Ziomek touched on one of his biggest weaknesses in an interview with Fangraphs in November.
On mechanical adjustments and not speeding up: "There’s been nothing crazy, just trying to keep things slow. I kind of have a tendency to rush through my delivery a little bit. Sometimes I get a little excited out there. Coach Henneman has pointed that out to me. I’ll be rushing, maybe in tighter situations or early in the game. I’ll be a little more jacked up, so we focus on me staying slow and keeping things simple.
Ziomek's delivery is a bit unconventional, as he throws from a three-quarters arm slot and lets the ball travel across his body. The funky delivery can be a weapon if he repeats it consistently, but it has resulted in a lack of command so far in his career. He walked 53 batters in 123 innings last year, nearly four per nine innings. He also saw a momentary dip in fastball velocity in 2013, but reports from 2014 indicate that he has those issues sorted out.
Ziomek's lofty rating in our countdown also belies his upside. Like Drew Smyly, there are questions as to whether Ziomek will be able to get right-handed hitters out at the MLB level. Smyly has dealt with those issues throughout his career, and it is something that Ziomek will likely run into at some point in the upper minors. Right-handed batters have hit .207/.300/.275 against him in his brief minor league career, but as we touched on above, Ziomek is the big kid on the playground right now. The 2015 season will give us a better look into whether this was just one dominant year at a lower level or if the Tigers really have something here.
Video via Jordan Gorosh and MLB Farm
Projected team: Erie SeaWolves
From the moment he was drafted, Ziomek has drawn comparisons to former Tigers left-hander Drew Smyly. From his delivery -- Ziomek has a lower arm slot and goes across his body a touch more -- to his arsenal and pedigree, Ziomek has the potential to be a solid back-end starter like Smyly. Given his stuff, he has a relatively high floor as an effective left-handed reliever. Many evaluators think that he will be pushed to Double A in 2015, reuniting him with pitching coach Mike Henneman. The organization's sink-or-swim mentality has paid off in the past, and a successful season in Erie could position Ziomek into the conversation for a starting role in 2016.

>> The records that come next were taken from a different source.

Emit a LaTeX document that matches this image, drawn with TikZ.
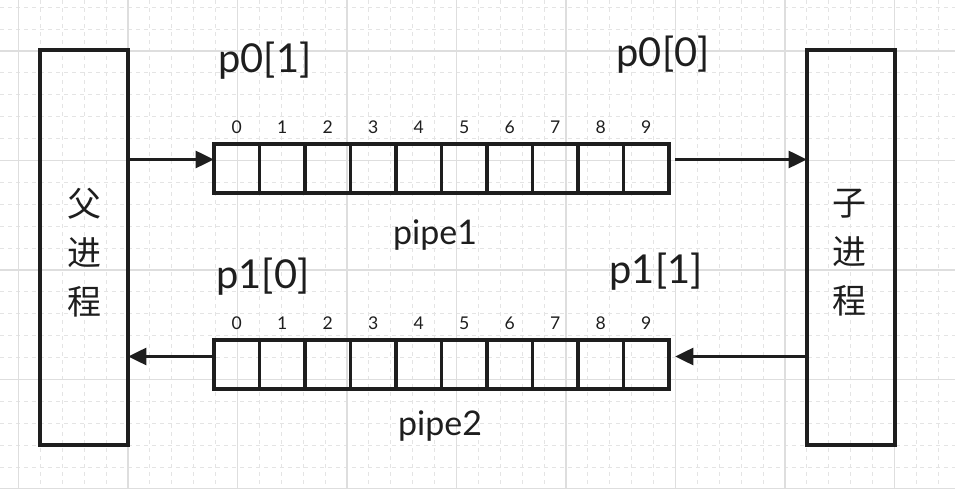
\documentclass[tikz,border=0pt]{standalone}
\usepackage{fontspec}
\setmainfont{Lato}
\newfontfamily\cjkfont{Noto Sans CJK SC}
\usetikzlibrary{arrows.meta,positioning,calc}
\definecolor{ink}{RGB}{30,30,30}
\definecolor{gridmajor}{RGB}{222,222,222}
\definecolor{gridminor}{RGB}{228,228,228}

\begin{document}
\begin{tikzpicture}[x=0.03cm, y=-0.03cm,
  major/.style={draw=gridmajor, line width=0.045cm},
  minor/.style={draw=gridminor, line width=0.03cm, dash pattern=on 0.12cm off 0.12cm},
  proc/.style={draw=ink, line width=0.1cm, minimum width=2.64cm, minimum height=11.85cm, inner sep=0pt, outer sep=0pt},
  procname/.style={text=ink, align=center, font=\cjkfont\fontsize{29}{42}\selectfont},
  cell/.style={draw=ink, line width=0.11cm, minimum width=1.365cm, minimum height=1.47cm, inner sep=0pt, outer sep=0pt},
  idx/.style={font=\fontsize{15}{15}\selectfont, text=ink, anchor=base, inner sep=0pt},
  lbl/.style={font=\fontsize{34}{34}\selectfont, text=ink, anchor=base, inner sep=0pt},
  pipelbl/.style={font=\fontsize{29}{29}\selectfont, text=ink, anchor=base, inner sep=0pt},
  arr/.style={-{Triangle[length=0.55cm,width=0.5cm]}, draw=ink, line width=0.11cm}]
\useasboundingbox (0,0) rectangle (955,489);
% background grid
\foreach \k in {0,...,42} \draw[minor] ({18.5+21.9*\k},0) -- ++(0,489);
\foreach \k in {-2,...,20} \draw[minor] (0,{51+21.9*\k}) -- ++(955,0);
\foreach \k in {0,...,8} \draw[major] ({18.5+109.5*\k},0) -- ++(0,489);
\foreach \k in {0,...,4} \draw[major] (0,{51+109.5*\k}) -- ++(955,0);

% processes
\node[proc] (parent) at (84,247.5) {};
\node[proc] (child) at (851,247.5) {};
\node[procname] (pname) at ($(parent.center)+(0,5)$) {父\\进\\程};
\node[procname] (cname) at ($(child.center)+(-2,5)$) {子\\进\\程};

% the two pipes
\foreach \i in {0,...,9} {
  \node[cell] (a\i) at ({236.75+45.5*\i},168.5) {};
  \node[idx] at ([yshift=0.3cm]a\i.north) {\i};
  \node[cell] (b\i) at ({236.75+45.5*\i},364.5) {};
  \node[idx] at ([yshift=0.3cm]b\i.north) {\i};
}
\node[lbl] (w0) at (265,73) {p0[1]};
\node[lbl] (r0) at (663,67) {p0[0]};
\node[pipelbl] (pipe1) at (435,245) {pipe1};
\node[lbl] (r1) at (263,289) {p1[0]};
\node[lbl] (w1) at (656,284) {p1[1]};
\node[pipelbl] (pipe2) at (440,435) {pipe2};

\draw[arr] ($(parent.east |- a0.west)+(0,-9)$) -- ($(a0.west)+(0,-9)$);
\draw[arr] ($(a9.east)+(6,-9)$) -- ($(child.west |- a9.east)+(0,-9)$);
\draw[arr] ($(child.west |- b9.east)+(0,-8)$) -- ($(b9.east)+(6,-8)$);
\draw[arr] ($(b0.west)+(0,-8)$) -- ($(parent.east |- b0.west)+(0,-8)$);
\end{tikzpicture}
\end{document}
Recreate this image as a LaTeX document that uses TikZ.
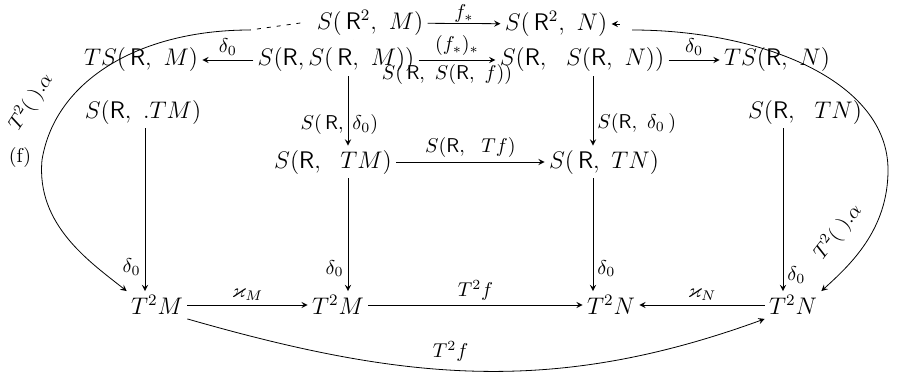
\documentclass[tikz,border=0pt]{standalone}
\usepackage{amssymb}
\begin{document}
\begin{tikzpicture}[x=0.5pt, y=-0.5pt, font=\large, >=stealth,
  obj/.style={inner sep=2pt},
  eq/.style={double, double distance=1.6pt},
  lbl/.style={inner sep=2pt, font=\normalsize}]
  \useasboundingbox (0,0) rectangle (897,385);
  % objects
  \node[obj] (r2m) at (370,23) {$S(\,\mathsf{R}^2,\ M)$};
  \node[obj] (r2n) at (556,24) {$S(\,\mathsf{R}^2,\ N)$};
  \node[obj] (tsm) at (141,60) {$TS(\,\mathsf{R},\ M)$};
  \node[obj] (ssm) at (336,60) {$S(\mathsf{R},S(\,\mathsf{R},\ M))$};
  \node[obj] (ssn) at (582,60) {$S(\mathsf{R},\ \ S(\mathsf{R},\ N))$};
  \node[obj] (tsn) at (777,60) {$TS(\mathsf{R},\ N)$};
  \node[obj] (stmA) at (143,112) {$S(\mathsf{R},\ .TM)$};
  \node[obj] (stnA) at (805,112) {$S(\mathsf{R},\ \ TN)$};
  \node[obj] (stm) at (333,162) {$S(\mathsf{R},\ \ TM)$};
  \node[obj] (stn) at (604,162) {$S(\,\mathsf{R},\ TN)$};
  \node[obj] (ttmA) at (157,305) {$T^2M$};
  \node[obj] (ttm) at (338,305) {$T^2M$};
  \node[obj] (ttn) at (611,305) {$T^2N$};
  \node[obj] (ttnA) at (793,305) {$T^2N$};
  % equalities
  \draw[eq] ([xshift=-9pt]r2m.south) -- ([xshift=-9pt]r2m.south |- ssm.north);
  \draw[eq] ([xshift=15pt]r2n.south) -- ([xshift=15pt]r2n.south |- ssn.north);
  \draw[eq] ([xshift=2pt]tsm.south) -- ([xshift=2pt]tsm.south |- stmA.north);
  \draw[eq] ([xshift=3pt]tsn.south) -- ([xshift=3pt]tsn.south |- stnA.north);
  % horizontal arrows
  \draw[->] (r2m) -- node[lbl, above, inner sep=.5pt]{$f_*$} (r2n);
  \draw[->] (ssm) -- node[lbl, above]{$\delta_0$} (tsm);
  \draw[->] (ssm) -- node[lbl, above]{$(f_*)_*$}
    node[lbl, below, xshift=-5pt]{$S(\,\mathsf{R},\ S(\mathsf{R},\ f))$} (ssn);
  \draw[->] (ssn) -- node[lbl, above]{$\delta_0$} (tsn);
  \draw[->] (stm) -- node[lbl, above]{$S(\mathsf{R},\ \ Tf)$} (stn);
  \draw[->] (ttmA) -- node[lbl, above]{$\varkappa_M$} (ttm);
  \draw[->] (ttm) -- node[lbl, above]{$T^2f$} (ttn);
  \draw[->] (ttnA) -- node[lbl, above]{$\varkappa_N$} (ttn);
  % vertical arrows
  \draw[->] ([xshift=6pt]ssm.south) -- ([xshift=6pt]ssm.south |- stm.north)
    node[lbl, pos=.7, left]{$S(\,\mathsf{R},$} node[lbl, pos=.7, right]{$\delta_0)$};
  \draw[->] ([xshift=5.5pt]ssn.south) -- ([xshift=5.5pt]ssn.south |- stn.north)
    node[lbl, pos=.68, right]{$S(\mathsf{R},\ \delta_0\,)$};
  \draw[->] ([xshift=1pt]stmA.south) -- ([xshift=1pt]stmA.south |- ttmA.north)
    node[lbl, pos=.85, left]{$\delta_0$};
  \draw[->] ([xshift=7.5pt]stm.south) -- ([xshift=7.5pt]stm.south |- ttm.north)
    node[lbl, pos=.8, left]{$\delta_0$};
  \draw[->] ([xshift=-5.5pt]stn.south) -- ([xshift=-5.5pt]stn.south |- ttn.north)
    node[lbl, pos=.8, right]{$\delta_0$};
  \draw[->] ([xshift=-11pt]stnA.south) -- ([xshift=-11pt]stnA.south |- ttnA.north)
    node[lbl, pos=.9, right]{$\delta_0$};
  % big curves
  \draw[->] (ttmA.south east) to[out=-16, in=200]
    node[lbl, pos=.45, above=2pt]{$T^2f$} (ttnA.south west);
  \coordinate (lstart) at (250,30);
  \draw[dash pattern=on 2pt off 3pt] ([xshift=-6pt]r2m.west) -- (lstart);
  \draw[->] (lstart) .. controls (140,30) and (55,80) .. (42,160)
    .. controls (36,225) and (90,262) .. (ttmA.north west);
  \coordinate (rstart) at (632,30);
  \draw[<-] (r2n.east) -- ([xshift=4pt]r2n.east);
  \draw[->] (rstart) .. controls (760,30) and (888,80) .. (888,170)
    .. controls (888,230) and (850,265) .. (ttnA.north east);
  \node[lbl, rotate=57] (alphaL) at (31,102) {$T^2(\ ).\alpha$};
  \node[lbl] (fL) at (20,157) {(f)};
  \node[lbl, rotate=52] (alphaR) at (838,232) {$T^2(\ ).\alpha$};
\end{tikzpicture}
\end{document}
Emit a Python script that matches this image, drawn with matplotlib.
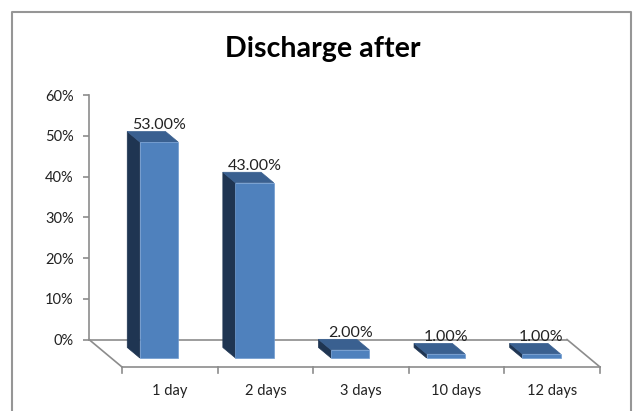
import matplotlib
matplotlib.use('Agg')
import matplotlib.pyplot as plt
from matplotlib.lines import Line2D
from matplotlib.patches import Polygon

categories = ['1 day', '2 days', '3 days', '10 days', '12 days']
values = [53, 43, 2, 1, 1]
value_labels = ['53.00%', '43.00%', '2.00%', '1.00%', '1.00%']
y_ticks = [0, 10, 20, 30, 40, 50, 60]

W, H = 636, 411
plt.rcParams['font.family'] = ['Lato', 'DejaVu Sans']

fig = plt.figure(figsize=(W / 100, H / 100), dpi=100)

# axes is the back wall of the fake 3d box
left, right, base, top = 89, 567, 339.5, 95
ax = fig.add_axes([left / W, (H - base) / H, (right - left) / W, (base - top) / H])
ax.set_xlim(0, len(categories))
ax.set_ylim(0, 60)

# oblique offset for depth: 0 = back wall, 1 = front of floor
dx = 33 / ((right - left) / len(categories))
dy = 27.5 / ((base - top) / 60)
px_y = 60 / (base - top)  # one pixel in y data units


def proj(x, y, d):
    return (x + d * dx, y - d * dy)


grey = '#8c8c8c'
for s in ['top', 'right']:
    ax.spines[s].set_visible(False)
for s in ['left', 'bottom']:
    ax.spines[s].set_color(grey)
    ax.spines[s].set_linewidth(1.2)

ax.set_xticks([])
ax.set_yticks(y_ticks)
ax.set_yticklabels([f'{v}%' for v in y_ticks], fontsize=10.5, color='#222222')
ax.tick_params(axis='y', length=4, width=1.2, color=grey, pad=7)

# floor edges and category ticks
n = len(categories)
for a, b in [((0, 0, 0), (0, 0, 1)), ((n, 0, 0), (n, 0, 1)), ((0, 0, 1), (n, 0, 1))]:
    p, q = proj(*a), proj(*b)
    ax.plot([p[0], q[0]], [p[1], q[1]], color=grey, lw=1.2, clip_on=False, zorder=2)
for i in range(n + 1):
    p = proj(i, 0, 1)
    ax.plot([p[0], p[0]], [p[1], p[1] - 6 * px_y], color=grey, lw=1.2, clip_on=False, zorder=2)

# bars
bar_w = 0.4
d_front, d_back = 0.673, 0.29
for i, v in enumerate(values):
    x0, x1 = i + 0.5 - bar_w / 2, i + 0.5 + bar_w / 2
    side = [proj(x0, 0, d_back), proj(x0, 0, d_front), proj(x0, v, d_front), proj(x0, v, d_back)]
    roof = [proj(x0, v, d_back), proj(x1, v, d_back), proj(x1, v, d_front), proj(x0, v, d_front)]
    face = [proj(x0, 0, d_front), proj(x1, 0, d_front), proj(x1, v, d_front), proj(x0, v, d_front)]
    ax.add_patch(Polygon(side, fc='#1f3552', ec='#1f3552', lw=0.5, clip_on=False, zorder=3))
    ax.add_patch(Polygon(roof, fc='#3a6090', ec='#3a6090', lw=0.5, clip_on=False, zorder=3))
    ax.add_patch(Polygon(face, fc='#4f81bd', ec='#6f9ad0', lw=0.5, clip_on=False, zorder=4))
    ly = proj(i + 0.5, v, d_back)[1]
    ax.annotate(value_labels[i], xy=(proj(i + 0.5, 0, d_front)[0], ly), xytext=(0, -0.6),
                textcoords='offset points', ha='center', va='bottom', fontsize=11.5,
                color='#222222', zorder=5, annotation_clip=False)
    fx = proj(i + 0.5, 0, 1)[0]
    ax.annotate(categories[i], xy=(fx, proj(0, 0, 1)[1]), xytext=(0, -24), textcoords='offset pixels',
                ha='center', va='center', fontsize=10.5, color='#222222', annotation_clip=False)

fig.text(323 / W, 1 - 49 / H, 'Discharge after', ha='center', va='center',
         fontsize=20.6, fontweight='bold', color='black')

# chart border, runs off the bottom of the screenshot
fig.add_artist(Line2D([12 / W, 12 / W, 631 / W, 631 / W],
                      [0, 1 - 12 / H, 1 - 12 / H, 0], color='#969696', lw=1.5))

fig.savefig('out.png', dpi=100)
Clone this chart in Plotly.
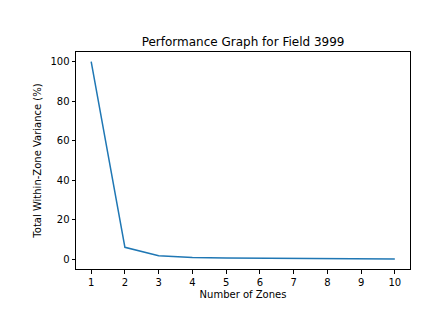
import plotly.graph_objects as go

zones = [1, 2, 3, 4, 5, 6, 7, 8, 9, 10]
variance = [100, 6.0, 1.7, 0.8, 0.6, 0.45, 0.3, 0.2, 0.15, 0.1]
x_ticks = [1, 2, 3, 4, 5, 6, 7, 8, 9, 10]
y_ticks = [0, 20, 40, 60, 80, 100]

fig = go.Figure()
fig.add_trace(go.Scatter(x=zones, y=variance, mode="lines",
                         line=dict(color="#1f77b4", width=1.5), showlegend=False))

axis_common = dict(showline=True, linecolor="black", linewidth=1, mirror=True,
                   ticks="outside", ticklen=3.5, tickwidth=1, tickcolor="black",
                   showgrid=False, zeroline=False,
                   tickfont=dict(family="DejaVu Sans", size=10, color="black"))

fig.update_layout(
    width=446, height=336,
    margin=dict(l=76, r=36, t=52, b=67),
    paper_bgcolor="white", plot_bgcolor="white",
    title=dict(text="Performance Graph for Field 3999", x=0.545, xanchor="center",
               y=1 - 42/336, yanchor="middle",
               font=dict(family="DejaVu Sans", size=12, color="black")),
    xaxis=dict(range=[0.55, 10.45], tickvals=x_ticks,
               title=dict(text="Number of Zones", standoff=4,
                          font=dict(family="DejaVu Sans", size=10, color="black")),
               **axis_common),
    yaxis=dict(range=[-5.0, 104.9], tickvals=y_ticks,
               title=dict(text="Total Within-Zone Variance (%)", standoff=6,
                          font=dict(family="DejaVu Sans", size=10, color="black")),
               **axis_common),
)

fig.write_html("out.html")
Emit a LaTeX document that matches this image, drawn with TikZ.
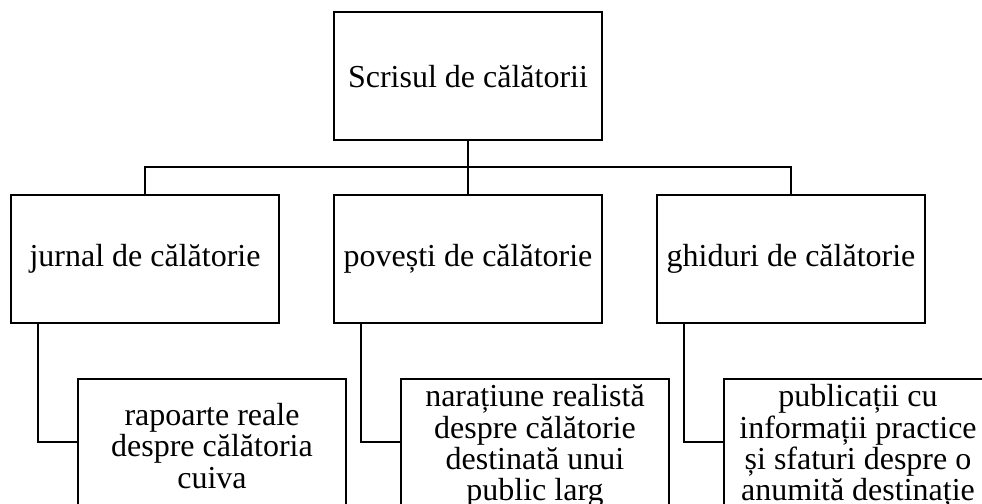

New addition: Grayson Greiner, catcher
A massive catcher out of South Carolina -- think Joe Mauer tall -- Greiner's defense is his calling card. Normally, six-foot-six catchers are moved to other positions, but Greiner displays solid athleticism and good receiving skils, leading many to believe he will stick at the position. He doesn't have the bat to play elsewhere at the moment, but he may yet add some power onto his massive frame. He has a long swing, but a good approach at the plate. The bat will determine how high Greiner's stock rises, but an .839 OPS in 104 plate appearances at West Michigan in 2014 is a good start.